Roboter erfassen Daten der Sensoren
Das heißt, heute schon können Sensoren direkt in Wände verbaut werden, um etwa Feuchtigkeit oder Vibrationen zu messen. Das Problem: Wie bekommt man die Daten aus der Wand heraus? Würden Antennen aus den Wänden herausschauen, ist der Beton nicht mehr dicht und Korrosionsschäden beim Bewehrungsstahl wären wahrscheinlich. Die Lösung: Roboterhunde laufen autonom durch das Haus, gehen an den Wänden vorbei und erfassen die Messdaten der Sensoren, die fest im Beton verbaut sind: "Unsere Vision ist, dass man das Ganze koppelt. Das Ziel sind Roboterflotten, die miteinander kommunizieren und wirklich ein ganzheitliches Bild zeichnen. Durch diese Kopplung, die Sensordatenfusion, kriegen wir ein relativ ganzheitliches Bild, können es dann in ein digitales Modell einpflegen. Das wird dann der digitale Zwilling eines Bauwerks. Anhand dessen können wir dann entscheiden, wo genauer hingeguckt oder wie investiert wird."
Technologie, um Flutkatastrophen zu verhindern?

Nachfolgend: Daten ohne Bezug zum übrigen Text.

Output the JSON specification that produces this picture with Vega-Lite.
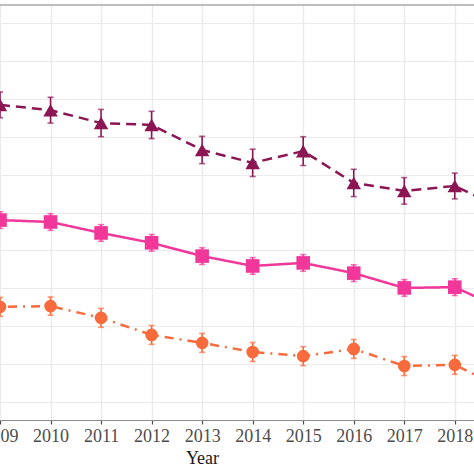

Dringend nötig sei ein funktionierendes und vorausschauendes Sanierungsmanagement, sagt Wissenschaftler Kay Smarsly. Roboterhunde könnten dabei helfen zu entscheiden, wann welche Brücke saniert werden muss. Hätte man so den Einsturz der Morandi Brücke in Genua verhindern können oder die Sperrung der wichtigen Autobahntalbrücke Rahmede bei Lüdenscheid? Kay Smarsly denkt dazu: "Man hätte sicherlich Genua verhindern können, wenn man Sensoren verbaut hätte und frühzeitig gesehen hätte, wo sich etwas anbahnt. Auch im Hinblick auf die Flutkatastrophe bin ich der Meinung, dass man durchaus über Sensorsysteme nachdenken könnte. Das sind Beträge von wenigen Euro. Man hat die Sensoren und die KI-Algorithmen. Das ermöglicht Alarme in Echtzeit. Vielleicht hätte man auch einiges verhindern können."